The Double-Edged Sword of Treaty Terms

The contrasting legacies of Versailles and the Treaties of Rome offer a stark lesson. Versailles, imposed through diktat, equated peace with punishment. It dismantled empires, redrew boundaries without adequate regard for national self-determination, and burdened a nation with impossible economic liabilities, creating an atmosphere ripe for extremist manipulation. In contrast, the post-World War II approach built peace through inclusion, shared sovereignty, and economic integration. Yet even the EU model is not immune to criticism. The Maastricht convergence criteria, for example, were accused of imposing deflationary policies that suppressed growth. The Schengen Agreement, which abolished border controls, has been tested by migration crises. Treaties work best when they are flexible, revisable, and embedded in a wider culture of democratic accountability, rather than seen as eternal texts chiselled in stone.

Lessons Learned and the Future of European Diplomacy

Modern European diplomacy has absorbed several critical lessons from a century of treaty-making. First, peace requires more than a ceasefire; it demands economic opportunity, political participation, and mutual respect. Second, international institutions need sufficient authority and resources to enforce agreements—the League of Nations’ impotence taught that lesson painfully. Third, treaties must be able to evolve. The EU’s ability to amend its foundational documents—from Rome to Lisbon—has been vital to its endurance. Finally, human rights and minority protections cannot be afterthoughts. The Helsinki process proved that civil society engagement can turn diplomatic words into lasting change.

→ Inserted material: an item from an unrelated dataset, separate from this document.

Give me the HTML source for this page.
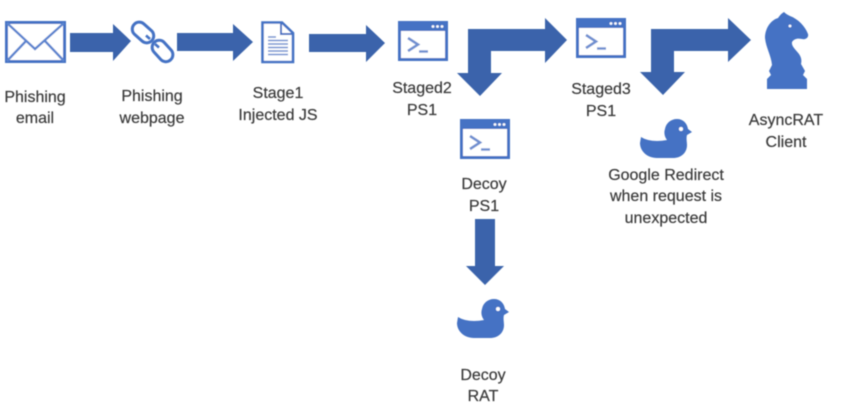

Looking forward, the continent faces new challenges that no past treaty fully anticipated: cyber warfare, climate-induced migration, energy dependency, and the resurgence of great-power competition. The war in Ukraine, the largest conventional conflict on European soil since 1945, underscores that the post-World War II security architecture cannot be taken for granted. NATO’s revitalisation, the EU’s accelerated consideration of enlargement, and the potential for new security pacts will test whether the treaty-making traditions of the 20th century can be adapted to 21st-century realities. Future agreements will need to balance national sovereignty with collective action more deftly than ever, and they must be underwritten by public consent, not merely elite consensus.

Conclusion

The post-war diplomatic treaties of Europe did not just end wars; they incrementally constructed a new kind of international order. From the ashes of Versailles rose the stark awareness that punitive peace is a contradiction in terms. The architects of NATO, the EU, and the Helsinki process understood that lasting stability can be achieved only when former enemies become partners in a shared project. The long-term effects—the longest period of major-power peace in European history, rising prosperity, the spread of democracy—are historic achievements. Yet the system remains fragile. Economic shocks, nationalist populism, and unresolved regional conflicts expose the limits of treaty-based frameworks. The task for this generation of diplomats is the same as for those of 1919, 1945, or 1990: to craft agreements that are not just durable on paper, but also legitimate in the hearts of the people they are meant to protect. Europe’s stability depends on whether that ancient art can be renewed for an uncertain future.